=== Records from a collection ===
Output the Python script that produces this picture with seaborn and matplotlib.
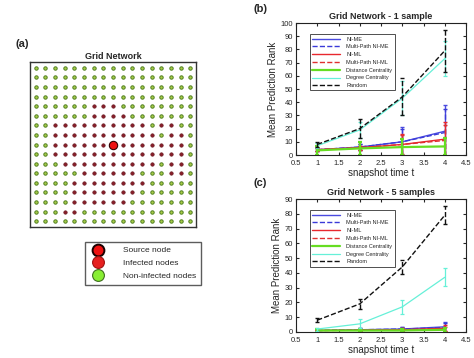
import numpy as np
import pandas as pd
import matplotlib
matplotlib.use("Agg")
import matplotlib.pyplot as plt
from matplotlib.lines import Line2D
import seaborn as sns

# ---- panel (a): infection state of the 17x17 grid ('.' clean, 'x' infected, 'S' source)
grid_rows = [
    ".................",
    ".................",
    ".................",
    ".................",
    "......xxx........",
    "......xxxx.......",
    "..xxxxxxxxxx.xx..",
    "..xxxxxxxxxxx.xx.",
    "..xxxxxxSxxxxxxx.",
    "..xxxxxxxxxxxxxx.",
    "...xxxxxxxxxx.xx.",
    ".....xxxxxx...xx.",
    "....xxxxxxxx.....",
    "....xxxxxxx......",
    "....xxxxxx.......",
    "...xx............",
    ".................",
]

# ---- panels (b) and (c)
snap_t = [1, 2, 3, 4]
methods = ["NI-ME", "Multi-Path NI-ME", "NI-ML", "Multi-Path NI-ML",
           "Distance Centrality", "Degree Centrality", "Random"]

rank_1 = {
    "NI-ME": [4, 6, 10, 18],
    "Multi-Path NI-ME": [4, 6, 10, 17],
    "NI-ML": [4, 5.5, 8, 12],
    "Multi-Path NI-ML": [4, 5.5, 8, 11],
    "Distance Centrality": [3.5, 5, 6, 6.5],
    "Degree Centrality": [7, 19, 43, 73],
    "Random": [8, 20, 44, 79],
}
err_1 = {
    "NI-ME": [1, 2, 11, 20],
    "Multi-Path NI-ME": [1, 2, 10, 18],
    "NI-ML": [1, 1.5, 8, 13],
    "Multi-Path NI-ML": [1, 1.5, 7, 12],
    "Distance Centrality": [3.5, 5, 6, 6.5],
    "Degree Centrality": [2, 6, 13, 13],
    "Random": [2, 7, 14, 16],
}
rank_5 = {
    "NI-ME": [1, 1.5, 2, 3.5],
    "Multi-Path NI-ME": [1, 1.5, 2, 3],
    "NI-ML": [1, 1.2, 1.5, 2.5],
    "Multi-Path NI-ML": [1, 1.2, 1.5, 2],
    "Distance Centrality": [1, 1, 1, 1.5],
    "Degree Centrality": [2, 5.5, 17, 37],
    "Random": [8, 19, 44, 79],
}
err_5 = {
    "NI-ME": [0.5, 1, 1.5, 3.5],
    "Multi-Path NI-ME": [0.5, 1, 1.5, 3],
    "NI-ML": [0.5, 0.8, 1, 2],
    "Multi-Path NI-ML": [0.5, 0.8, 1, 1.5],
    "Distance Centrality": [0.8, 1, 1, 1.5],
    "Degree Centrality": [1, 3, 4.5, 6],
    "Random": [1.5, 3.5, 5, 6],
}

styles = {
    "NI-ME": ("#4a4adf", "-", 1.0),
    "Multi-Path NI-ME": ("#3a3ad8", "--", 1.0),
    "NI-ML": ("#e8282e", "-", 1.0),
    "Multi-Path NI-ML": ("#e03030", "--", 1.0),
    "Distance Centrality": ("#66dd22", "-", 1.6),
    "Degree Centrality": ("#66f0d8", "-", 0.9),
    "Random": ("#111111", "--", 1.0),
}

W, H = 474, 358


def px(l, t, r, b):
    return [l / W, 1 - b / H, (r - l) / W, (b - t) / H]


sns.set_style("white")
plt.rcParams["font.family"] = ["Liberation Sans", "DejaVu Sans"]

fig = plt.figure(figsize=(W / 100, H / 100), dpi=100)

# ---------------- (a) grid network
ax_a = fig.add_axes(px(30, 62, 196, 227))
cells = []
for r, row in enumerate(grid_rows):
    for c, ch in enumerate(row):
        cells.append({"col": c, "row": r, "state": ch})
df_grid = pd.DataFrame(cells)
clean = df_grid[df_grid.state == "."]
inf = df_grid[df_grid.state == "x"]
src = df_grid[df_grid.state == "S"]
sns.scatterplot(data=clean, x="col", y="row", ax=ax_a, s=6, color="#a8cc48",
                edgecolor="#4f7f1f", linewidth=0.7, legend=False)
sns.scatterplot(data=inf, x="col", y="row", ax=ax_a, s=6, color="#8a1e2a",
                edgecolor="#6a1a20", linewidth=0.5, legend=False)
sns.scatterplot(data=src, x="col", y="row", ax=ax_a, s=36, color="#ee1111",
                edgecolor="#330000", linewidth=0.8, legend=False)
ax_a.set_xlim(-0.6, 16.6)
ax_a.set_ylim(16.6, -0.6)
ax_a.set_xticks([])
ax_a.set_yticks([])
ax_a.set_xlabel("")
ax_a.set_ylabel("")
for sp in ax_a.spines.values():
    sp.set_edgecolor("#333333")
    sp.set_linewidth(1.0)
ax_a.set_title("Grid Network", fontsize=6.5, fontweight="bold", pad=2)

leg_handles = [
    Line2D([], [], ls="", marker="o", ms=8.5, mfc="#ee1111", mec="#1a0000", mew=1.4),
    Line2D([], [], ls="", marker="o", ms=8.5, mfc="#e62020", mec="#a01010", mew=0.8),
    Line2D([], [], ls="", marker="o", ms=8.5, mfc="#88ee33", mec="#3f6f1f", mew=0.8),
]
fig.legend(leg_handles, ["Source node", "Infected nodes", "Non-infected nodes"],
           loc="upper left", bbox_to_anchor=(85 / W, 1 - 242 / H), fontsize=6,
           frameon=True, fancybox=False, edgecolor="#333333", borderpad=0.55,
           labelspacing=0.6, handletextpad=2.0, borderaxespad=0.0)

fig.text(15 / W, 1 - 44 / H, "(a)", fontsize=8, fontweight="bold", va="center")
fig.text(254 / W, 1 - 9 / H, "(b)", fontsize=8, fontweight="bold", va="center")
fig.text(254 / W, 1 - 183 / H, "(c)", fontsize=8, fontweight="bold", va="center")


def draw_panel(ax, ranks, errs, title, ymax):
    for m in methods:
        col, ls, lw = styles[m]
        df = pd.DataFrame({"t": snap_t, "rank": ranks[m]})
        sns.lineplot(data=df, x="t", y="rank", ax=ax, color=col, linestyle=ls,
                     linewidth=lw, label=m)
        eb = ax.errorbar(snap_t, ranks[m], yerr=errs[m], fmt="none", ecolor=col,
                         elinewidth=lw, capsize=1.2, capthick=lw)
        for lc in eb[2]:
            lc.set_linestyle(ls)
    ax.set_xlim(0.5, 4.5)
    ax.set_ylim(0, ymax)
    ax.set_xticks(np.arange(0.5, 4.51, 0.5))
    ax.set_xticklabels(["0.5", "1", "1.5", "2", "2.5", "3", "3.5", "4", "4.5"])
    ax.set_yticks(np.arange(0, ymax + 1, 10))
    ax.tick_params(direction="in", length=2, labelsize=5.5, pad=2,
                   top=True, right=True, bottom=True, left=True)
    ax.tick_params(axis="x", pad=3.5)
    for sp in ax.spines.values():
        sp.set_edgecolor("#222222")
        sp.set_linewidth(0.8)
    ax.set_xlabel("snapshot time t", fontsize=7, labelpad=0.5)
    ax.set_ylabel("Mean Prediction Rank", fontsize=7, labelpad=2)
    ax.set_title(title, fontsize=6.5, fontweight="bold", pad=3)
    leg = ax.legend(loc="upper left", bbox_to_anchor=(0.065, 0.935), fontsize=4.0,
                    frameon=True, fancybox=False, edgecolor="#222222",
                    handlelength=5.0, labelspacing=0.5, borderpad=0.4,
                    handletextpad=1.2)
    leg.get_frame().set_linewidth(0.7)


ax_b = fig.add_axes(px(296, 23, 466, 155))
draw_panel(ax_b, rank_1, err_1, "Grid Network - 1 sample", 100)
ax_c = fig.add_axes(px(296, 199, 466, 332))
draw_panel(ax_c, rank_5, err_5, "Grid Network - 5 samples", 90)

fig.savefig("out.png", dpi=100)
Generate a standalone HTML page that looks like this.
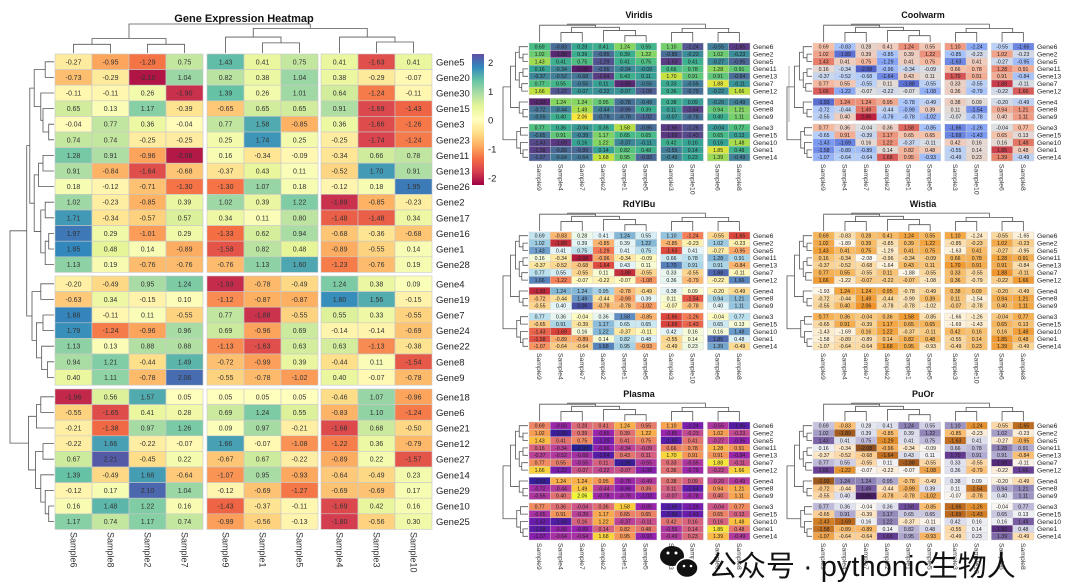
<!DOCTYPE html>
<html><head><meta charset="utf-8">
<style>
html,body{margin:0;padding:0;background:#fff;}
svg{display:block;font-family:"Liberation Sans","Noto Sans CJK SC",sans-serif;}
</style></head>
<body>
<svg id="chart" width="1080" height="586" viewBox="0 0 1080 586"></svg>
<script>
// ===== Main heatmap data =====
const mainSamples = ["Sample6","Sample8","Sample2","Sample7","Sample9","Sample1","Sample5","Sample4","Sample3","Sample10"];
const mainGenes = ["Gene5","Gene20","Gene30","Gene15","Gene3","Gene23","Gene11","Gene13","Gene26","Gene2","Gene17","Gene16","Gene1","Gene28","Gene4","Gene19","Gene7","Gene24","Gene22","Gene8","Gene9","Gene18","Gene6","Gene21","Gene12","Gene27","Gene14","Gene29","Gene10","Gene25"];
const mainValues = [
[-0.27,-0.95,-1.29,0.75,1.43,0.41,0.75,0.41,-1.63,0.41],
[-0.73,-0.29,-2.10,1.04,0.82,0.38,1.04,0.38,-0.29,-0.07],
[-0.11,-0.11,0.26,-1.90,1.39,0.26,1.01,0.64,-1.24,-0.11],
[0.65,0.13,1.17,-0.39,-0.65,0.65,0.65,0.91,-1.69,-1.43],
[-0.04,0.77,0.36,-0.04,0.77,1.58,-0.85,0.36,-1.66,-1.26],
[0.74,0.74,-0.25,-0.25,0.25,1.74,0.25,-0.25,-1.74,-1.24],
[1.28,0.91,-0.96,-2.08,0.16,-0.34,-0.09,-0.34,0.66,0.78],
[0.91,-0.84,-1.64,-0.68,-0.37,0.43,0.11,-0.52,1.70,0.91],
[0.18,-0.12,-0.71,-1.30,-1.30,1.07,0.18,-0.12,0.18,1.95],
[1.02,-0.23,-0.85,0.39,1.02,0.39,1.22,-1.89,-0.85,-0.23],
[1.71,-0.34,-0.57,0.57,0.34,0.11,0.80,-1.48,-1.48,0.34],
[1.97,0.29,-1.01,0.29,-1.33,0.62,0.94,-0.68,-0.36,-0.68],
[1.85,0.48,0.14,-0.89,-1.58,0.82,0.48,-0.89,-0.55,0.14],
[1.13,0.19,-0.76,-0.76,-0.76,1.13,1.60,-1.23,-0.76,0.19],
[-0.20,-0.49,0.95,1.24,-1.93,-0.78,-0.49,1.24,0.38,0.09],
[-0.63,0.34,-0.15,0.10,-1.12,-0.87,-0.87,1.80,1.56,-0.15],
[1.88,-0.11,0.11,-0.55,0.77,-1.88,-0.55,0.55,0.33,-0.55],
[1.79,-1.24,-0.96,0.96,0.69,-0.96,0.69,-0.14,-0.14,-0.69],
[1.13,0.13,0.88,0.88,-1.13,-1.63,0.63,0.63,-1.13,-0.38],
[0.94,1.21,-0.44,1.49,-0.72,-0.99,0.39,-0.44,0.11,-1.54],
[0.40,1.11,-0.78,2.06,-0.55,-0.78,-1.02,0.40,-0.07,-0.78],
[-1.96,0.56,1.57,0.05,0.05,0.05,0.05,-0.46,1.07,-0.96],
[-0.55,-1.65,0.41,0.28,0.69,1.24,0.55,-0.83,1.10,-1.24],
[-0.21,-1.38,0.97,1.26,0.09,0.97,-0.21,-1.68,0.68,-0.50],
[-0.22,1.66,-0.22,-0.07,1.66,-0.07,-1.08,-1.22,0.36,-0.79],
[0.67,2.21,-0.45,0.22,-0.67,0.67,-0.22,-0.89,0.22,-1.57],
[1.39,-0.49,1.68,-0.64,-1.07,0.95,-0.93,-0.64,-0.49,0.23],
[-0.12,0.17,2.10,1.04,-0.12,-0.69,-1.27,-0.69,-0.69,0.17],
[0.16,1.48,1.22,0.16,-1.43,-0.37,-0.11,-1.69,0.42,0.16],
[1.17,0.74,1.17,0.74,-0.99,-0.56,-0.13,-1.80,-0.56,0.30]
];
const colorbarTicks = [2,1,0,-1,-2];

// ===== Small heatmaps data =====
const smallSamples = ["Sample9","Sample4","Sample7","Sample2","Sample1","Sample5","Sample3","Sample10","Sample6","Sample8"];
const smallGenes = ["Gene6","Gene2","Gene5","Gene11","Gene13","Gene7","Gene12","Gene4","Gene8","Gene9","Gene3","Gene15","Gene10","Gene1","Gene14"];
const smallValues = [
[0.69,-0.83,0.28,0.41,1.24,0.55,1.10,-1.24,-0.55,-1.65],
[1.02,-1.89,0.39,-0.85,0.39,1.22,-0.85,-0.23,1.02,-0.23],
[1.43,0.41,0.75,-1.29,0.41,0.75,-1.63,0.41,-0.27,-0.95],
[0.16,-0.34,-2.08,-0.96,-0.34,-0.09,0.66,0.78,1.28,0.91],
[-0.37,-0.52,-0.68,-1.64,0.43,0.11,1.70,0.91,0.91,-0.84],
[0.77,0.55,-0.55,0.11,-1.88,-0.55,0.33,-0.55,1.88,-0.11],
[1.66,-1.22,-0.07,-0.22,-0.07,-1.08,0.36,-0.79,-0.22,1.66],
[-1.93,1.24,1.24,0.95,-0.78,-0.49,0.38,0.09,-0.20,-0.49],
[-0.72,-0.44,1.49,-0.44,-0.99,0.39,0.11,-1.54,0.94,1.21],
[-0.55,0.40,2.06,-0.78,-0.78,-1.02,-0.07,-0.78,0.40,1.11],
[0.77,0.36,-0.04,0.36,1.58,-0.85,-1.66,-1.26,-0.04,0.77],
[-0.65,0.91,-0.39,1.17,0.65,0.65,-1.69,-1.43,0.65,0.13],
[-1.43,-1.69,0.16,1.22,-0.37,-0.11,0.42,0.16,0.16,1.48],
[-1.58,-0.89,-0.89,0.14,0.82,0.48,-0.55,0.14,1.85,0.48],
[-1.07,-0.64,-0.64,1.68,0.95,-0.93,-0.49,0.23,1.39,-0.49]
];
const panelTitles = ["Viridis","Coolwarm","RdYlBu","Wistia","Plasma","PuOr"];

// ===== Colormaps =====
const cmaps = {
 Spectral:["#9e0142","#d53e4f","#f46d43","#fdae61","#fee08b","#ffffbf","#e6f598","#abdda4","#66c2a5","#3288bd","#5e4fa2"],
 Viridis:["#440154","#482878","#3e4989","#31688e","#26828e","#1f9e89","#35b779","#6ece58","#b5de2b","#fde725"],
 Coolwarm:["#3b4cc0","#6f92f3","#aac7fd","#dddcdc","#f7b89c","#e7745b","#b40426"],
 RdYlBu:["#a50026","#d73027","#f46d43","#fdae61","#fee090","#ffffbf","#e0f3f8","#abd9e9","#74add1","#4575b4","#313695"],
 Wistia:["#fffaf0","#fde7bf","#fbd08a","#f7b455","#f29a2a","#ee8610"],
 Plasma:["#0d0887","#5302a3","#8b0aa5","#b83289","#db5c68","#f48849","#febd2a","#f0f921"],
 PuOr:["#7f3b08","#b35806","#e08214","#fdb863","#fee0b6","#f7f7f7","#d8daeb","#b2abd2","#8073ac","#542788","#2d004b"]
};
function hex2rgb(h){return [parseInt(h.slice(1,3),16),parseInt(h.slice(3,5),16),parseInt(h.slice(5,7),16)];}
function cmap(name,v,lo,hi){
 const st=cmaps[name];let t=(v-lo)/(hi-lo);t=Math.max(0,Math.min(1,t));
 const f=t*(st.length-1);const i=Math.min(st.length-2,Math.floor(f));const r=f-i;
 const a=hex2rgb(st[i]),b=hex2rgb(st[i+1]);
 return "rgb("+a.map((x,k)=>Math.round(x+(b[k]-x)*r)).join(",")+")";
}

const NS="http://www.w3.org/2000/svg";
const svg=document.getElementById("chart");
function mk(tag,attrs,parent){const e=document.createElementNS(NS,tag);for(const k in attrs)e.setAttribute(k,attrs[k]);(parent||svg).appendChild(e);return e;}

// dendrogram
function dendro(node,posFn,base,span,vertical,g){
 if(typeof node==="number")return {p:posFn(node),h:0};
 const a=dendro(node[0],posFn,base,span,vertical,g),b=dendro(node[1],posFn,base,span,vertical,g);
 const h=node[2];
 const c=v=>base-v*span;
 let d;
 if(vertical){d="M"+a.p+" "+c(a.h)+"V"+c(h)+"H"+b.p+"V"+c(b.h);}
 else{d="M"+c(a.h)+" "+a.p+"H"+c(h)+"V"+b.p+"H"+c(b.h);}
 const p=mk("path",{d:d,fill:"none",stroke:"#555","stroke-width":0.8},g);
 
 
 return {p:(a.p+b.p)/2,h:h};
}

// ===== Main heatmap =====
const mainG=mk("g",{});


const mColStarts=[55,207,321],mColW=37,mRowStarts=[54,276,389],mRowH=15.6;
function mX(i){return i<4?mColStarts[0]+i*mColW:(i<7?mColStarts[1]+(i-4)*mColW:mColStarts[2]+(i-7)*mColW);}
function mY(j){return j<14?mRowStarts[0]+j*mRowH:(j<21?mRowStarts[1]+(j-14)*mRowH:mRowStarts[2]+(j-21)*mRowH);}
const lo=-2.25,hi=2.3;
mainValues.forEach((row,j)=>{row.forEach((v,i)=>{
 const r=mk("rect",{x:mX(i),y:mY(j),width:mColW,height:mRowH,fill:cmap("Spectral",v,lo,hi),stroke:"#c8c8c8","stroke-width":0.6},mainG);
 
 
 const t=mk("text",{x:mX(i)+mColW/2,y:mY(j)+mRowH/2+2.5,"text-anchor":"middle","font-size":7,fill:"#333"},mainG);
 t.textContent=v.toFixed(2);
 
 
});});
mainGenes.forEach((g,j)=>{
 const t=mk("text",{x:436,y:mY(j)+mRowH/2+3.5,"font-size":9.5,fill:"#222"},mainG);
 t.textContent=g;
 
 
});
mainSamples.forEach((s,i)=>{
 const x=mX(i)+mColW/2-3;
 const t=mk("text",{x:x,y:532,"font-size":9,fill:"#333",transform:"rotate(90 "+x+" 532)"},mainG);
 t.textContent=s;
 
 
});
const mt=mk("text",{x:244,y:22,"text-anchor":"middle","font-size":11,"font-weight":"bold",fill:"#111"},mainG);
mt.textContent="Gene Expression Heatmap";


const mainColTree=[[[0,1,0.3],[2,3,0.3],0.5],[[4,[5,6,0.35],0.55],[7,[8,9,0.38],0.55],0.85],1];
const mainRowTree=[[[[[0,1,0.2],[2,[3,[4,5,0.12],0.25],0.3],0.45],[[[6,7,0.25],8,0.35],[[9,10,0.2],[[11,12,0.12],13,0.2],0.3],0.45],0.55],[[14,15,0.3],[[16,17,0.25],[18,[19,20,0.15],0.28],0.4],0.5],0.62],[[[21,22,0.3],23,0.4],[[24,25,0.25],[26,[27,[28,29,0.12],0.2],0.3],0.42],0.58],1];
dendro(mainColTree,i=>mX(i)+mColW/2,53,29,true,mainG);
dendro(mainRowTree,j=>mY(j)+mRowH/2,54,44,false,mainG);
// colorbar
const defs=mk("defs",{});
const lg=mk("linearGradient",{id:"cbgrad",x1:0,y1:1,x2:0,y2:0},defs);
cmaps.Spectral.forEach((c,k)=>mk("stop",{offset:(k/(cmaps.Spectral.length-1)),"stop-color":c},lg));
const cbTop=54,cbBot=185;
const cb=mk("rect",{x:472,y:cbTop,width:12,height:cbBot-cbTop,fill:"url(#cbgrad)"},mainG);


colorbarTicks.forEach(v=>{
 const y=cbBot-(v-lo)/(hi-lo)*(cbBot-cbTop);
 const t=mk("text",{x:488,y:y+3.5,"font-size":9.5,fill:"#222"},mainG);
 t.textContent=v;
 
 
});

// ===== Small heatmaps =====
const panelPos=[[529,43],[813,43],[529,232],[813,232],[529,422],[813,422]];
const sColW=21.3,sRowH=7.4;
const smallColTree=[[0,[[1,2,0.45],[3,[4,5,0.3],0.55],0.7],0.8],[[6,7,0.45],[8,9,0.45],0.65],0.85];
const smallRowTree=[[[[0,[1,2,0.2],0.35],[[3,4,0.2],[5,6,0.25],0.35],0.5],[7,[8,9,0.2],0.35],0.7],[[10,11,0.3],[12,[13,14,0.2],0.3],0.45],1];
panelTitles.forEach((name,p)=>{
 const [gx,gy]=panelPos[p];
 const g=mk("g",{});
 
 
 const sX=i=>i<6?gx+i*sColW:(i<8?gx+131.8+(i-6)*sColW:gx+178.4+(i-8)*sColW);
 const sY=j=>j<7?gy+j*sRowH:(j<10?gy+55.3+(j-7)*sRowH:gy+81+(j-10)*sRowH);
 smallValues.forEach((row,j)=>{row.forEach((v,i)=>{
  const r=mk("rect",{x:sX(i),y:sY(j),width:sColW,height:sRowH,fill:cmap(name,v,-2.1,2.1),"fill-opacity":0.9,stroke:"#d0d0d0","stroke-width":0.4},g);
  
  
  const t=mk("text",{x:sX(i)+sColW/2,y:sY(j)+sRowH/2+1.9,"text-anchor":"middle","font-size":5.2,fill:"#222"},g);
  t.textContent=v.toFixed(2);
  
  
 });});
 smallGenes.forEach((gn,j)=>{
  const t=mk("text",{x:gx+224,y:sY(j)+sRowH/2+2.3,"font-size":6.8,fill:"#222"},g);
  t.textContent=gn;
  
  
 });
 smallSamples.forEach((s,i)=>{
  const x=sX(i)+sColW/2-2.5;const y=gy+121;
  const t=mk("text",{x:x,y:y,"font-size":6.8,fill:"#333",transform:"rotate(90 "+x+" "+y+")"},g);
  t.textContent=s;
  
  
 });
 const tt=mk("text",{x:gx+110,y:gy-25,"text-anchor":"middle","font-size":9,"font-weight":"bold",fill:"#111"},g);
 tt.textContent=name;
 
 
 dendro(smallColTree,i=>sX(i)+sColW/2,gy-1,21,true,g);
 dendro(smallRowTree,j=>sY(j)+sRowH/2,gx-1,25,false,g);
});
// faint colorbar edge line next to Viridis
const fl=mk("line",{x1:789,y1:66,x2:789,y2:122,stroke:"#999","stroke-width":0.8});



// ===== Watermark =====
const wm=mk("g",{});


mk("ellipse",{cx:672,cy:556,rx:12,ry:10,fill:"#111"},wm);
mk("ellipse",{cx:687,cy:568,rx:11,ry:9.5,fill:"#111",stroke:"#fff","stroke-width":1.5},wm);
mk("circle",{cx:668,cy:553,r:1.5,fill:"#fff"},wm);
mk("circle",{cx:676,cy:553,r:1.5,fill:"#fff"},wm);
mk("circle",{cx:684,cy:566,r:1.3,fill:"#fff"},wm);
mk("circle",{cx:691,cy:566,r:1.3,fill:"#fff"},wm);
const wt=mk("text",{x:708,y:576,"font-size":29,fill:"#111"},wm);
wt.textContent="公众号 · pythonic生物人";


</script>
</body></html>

=== Task to carry out ===
Repeat, word for word and with no pictures, only the lines running from the beginning of the data to the line that contains "import seaborn as sns".

=== Written solution ===
Output the Python script that produces this picture with seaborn and matplotlib.
import numpy as np
import pandas as pd
import matplotlib
matplotlib.use("Agg")
import matplotlib.pyplot as plt
from matplotlib.lines import Line2D
import seaborn as sns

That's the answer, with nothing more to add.